Çatı Anteni ve Yıldırım Riski

Amatör telsizcilik faaliyetini sürdüren eski operatörler “amatörlüğün sonu yok” derler. (Arabam da bu kategoriye girdiği için kendimi şanslı mı hissetmeliyim bilemiyorum)

Çok da uzun olmayan bir süre önce VHF – UHF ve HF için çatıya kurduğum antenlerimin, yetersiz olduğunu hissetmemle beraber; her yağışta yıldırım riskini de düşünmeye başladım. Evet, çatınızda anteniniz bulunuyorsa ve yağış varsa aklınız hep cihazlarınızda olacak. Bugüne kadar düşünmediyseniz bile bundan sonra olacak 🙂

Bunun çözümü tabii ki paratoner fakat, bütçe ve kurulum için gereken zaman bir türlü ayrılamadığından dolayı alternatif çözümler aramak bir çok zaman daha kolay gelecektir.

Yıldırım düşmesi durumunda antenleriniz üzerinden gelecek yüksek akımın cihazlarınızla birlikte adaptör ve evinizin elektrik sistemi ile birlikte bağlı olan tüm cihazlara ciddi zararlar verme ihtimali bulunuyor.

En kolay alternatif çözüm (belki de tek çözüm) tabii ki antenleri cihazlarınızdan ayırmak ve herhangi bir noktaya temas etmemesini sağlamak. Bunun için konnektör ucunu cam bir kavanoz içerisine uzatmak da kullanışlı oluyor.
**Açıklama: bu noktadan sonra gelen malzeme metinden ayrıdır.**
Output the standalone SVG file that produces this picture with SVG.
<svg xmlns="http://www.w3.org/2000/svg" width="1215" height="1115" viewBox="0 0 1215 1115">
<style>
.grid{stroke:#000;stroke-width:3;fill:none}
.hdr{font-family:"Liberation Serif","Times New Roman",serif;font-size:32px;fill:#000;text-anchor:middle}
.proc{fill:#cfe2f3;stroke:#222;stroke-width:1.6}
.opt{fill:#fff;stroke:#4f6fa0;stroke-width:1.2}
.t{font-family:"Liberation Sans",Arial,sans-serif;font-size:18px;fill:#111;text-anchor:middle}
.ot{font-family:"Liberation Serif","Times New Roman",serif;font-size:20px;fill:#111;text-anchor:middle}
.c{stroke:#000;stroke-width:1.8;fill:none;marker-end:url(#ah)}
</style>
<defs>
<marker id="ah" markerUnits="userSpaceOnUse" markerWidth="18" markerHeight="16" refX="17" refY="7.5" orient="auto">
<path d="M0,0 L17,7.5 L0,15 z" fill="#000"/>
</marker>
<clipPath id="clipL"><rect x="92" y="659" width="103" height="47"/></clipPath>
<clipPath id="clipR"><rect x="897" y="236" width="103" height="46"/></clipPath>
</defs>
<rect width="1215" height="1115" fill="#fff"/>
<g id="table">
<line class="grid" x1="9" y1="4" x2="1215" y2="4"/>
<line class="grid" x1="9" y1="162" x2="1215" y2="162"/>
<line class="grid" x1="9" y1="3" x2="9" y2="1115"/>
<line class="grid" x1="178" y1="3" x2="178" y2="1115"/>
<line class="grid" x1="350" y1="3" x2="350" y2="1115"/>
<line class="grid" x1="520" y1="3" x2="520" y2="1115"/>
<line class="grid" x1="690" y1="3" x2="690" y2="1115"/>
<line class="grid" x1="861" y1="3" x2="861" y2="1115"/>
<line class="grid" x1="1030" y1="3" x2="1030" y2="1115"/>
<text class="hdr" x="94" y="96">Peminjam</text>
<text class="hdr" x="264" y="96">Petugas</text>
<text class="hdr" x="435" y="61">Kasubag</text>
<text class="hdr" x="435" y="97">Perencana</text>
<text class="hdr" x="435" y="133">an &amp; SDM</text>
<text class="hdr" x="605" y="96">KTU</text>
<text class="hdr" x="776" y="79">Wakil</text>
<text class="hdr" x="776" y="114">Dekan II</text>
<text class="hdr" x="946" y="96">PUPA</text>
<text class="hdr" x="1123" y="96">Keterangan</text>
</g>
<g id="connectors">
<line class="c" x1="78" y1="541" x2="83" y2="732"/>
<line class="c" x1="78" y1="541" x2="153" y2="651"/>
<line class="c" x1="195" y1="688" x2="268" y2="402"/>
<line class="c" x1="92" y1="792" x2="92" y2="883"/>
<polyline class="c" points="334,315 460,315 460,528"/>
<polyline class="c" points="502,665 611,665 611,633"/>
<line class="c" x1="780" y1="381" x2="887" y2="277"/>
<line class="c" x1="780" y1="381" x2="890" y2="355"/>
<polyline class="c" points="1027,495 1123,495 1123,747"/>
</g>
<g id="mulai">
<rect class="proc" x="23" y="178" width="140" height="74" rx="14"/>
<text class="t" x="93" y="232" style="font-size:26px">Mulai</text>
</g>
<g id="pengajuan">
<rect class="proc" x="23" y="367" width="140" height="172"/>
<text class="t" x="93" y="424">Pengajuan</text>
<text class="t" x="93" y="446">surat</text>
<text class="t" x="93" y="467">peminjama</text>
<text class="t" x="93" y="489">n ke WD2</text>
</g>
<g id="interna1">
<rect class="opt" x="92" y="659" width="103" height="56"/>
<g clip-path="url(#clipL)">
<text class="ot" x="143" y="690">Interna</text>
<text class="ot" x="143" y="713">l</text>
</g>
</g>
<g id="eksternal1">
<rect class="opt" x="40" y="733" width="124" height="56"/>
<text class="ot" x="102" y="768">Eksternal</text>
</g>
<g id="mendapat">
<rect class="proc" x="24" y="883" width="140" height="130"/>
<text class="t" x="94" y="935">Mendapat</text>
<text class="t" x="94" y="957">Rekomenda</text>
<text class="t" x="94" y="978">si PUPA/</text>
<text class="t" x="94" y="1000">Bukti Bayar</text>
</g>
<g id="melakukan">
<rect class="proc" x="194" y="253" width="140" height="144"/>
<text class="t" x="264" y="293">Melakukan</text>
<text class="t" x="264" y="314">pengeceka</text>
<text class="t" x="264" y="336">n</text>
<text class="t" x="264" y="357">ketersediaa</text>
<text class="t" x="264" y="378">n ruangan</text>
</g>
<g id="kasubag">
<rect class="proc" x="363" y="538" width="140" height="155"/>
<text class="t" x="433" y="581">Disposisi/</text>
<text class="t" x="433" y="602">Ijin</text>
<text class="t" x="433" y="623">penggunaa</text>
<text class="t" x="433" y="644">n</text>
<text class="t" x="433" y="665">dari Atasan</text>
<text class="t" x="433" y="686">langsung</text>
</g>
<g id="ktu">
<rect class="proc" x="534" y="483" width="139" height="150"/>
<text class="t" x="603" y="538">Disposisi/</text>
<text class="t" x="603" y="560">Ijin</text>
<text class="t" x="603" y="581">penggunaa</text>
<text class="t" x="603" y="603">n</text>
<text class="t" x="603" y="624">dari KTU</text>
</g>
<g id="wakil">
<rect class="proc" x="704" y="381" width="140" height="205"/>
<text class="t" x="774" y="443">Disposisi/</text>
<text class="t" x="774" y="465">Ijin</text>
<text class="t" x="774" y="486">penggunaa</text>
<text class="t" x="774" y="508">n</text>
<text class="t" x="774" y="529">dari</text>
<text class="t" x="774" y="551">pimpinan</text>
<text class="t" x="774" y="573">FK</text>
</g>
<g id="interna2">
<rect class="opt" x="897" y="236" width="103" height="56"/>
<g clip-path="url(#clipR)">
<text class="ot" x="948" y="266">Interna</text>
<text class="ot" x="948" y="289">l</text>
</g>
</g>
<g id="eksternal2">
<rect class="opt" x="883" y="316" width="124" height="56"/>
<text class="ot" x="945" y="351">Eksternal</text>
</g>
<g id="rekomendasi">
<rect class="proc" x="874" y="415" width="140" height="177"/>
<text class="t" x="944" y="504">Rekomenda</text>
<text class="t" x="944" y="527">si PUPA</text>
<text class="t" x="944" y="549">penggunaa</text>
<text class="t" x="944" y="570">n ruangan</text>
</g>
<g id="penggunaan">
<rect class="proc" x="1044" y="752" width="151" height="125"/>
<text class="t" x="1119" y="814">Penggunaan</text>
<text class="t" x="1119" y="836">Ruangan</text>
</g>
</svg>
Yağışların bir çoğu gök gürültüsüz olduğundan, konnektörleri her yağışta sökmek yerine yıldırım risklerini takip edeceğiniz bir çok internet sitesi bulunuyor.

Windy

Windy isimli internet sitesinden, dünya haritası üzerinde, yıldırım riskleri, rüzgar yönü, yağmur şiddeti gibi bir çok meterolojik veriye ulaşabilir, önlem alınması gereken durumlar için önceden bilgi sahibi olabilirsiniz. Bölgeniz için yağış alarmı kurmak gibi farklı özellikleri de bulunan internet sitesinin IOS ve Android tabanlı cep telefonları uygulaması da bulunuyor ve ücretsiz versiyonu çok da kullanışsız sayılmaz. Daha güncel veriler için dilerseniz (kendi para birimlerine göre gayet uygun, bize göre her gün daha değerli) 35,39 USD karşılığında bir yıllık premium üyelik de satın alabilirsiniz.
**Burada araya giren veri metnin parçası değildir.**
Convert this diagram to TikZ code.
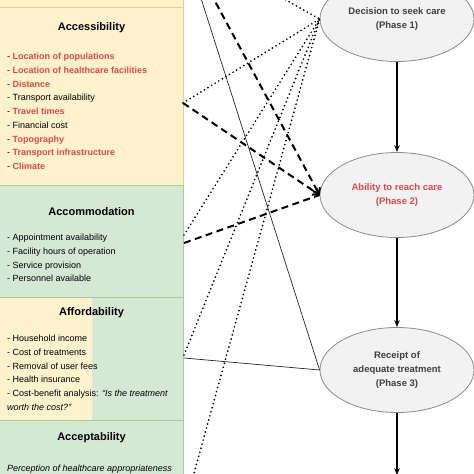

Paratonerlerin Kapsama Alanı

Bulunduğum rakım dolayısıyla, daha fazla yıldırım riski bulunan bir bölgede olduğumdan, etrafımda bu risklerin farkında olan; benden daha düşük, aynı ve yüksek seviyede bulunan yapıların bazılarında paratoner bulunuyor. Bir süre araştırma yapmadan bu yapıların beni koruyacağına inansam da, maalesef internette bulunan veriler bunların yetersiz olduğunu gösteriyor.

Paratonerlerin koruma alanları, korunması istenen tesis için yapılacak “yıldırım risk hesabı” sonucuna göre belirlenmektedir. Yapılan analiz neticesinde, 1.seviye risk teşkil eden bölgelerde yarı çapı 79 metre olan Paratoner koruma alanı, 3.seviye risk teşkil eden bir bölgede 107 metreye kadar çıkabilmektedir. Risk analizi yaparken, binanın yapısal özellikleri ve coğrafi durumu büyük önem taşır.

http://www.amper.com.tr/bilgi-bankasi/sikca-sorulan-sorular/bir-paratonerin-kapsama-alani-ne-kadardir

Maalesef; Küçük Çamlıca’da bulunan kuleye 1240 m., Çamlıca da bulunan bayrak direğine 245 m. en yakın camiye 150 m. mesafedeyim. Özellikle kule ve bayrak direğinin benden çok daha yüksek oluşlarının beni olumlu yönde etkileyeceğine emin olsam da, rakamlara inanmak zorundayız. Özellikle son zamanlarda kuleye düşen yıldırımın fotoğraflanması, işin ciddiyetini unutmamaya sebep oluyor.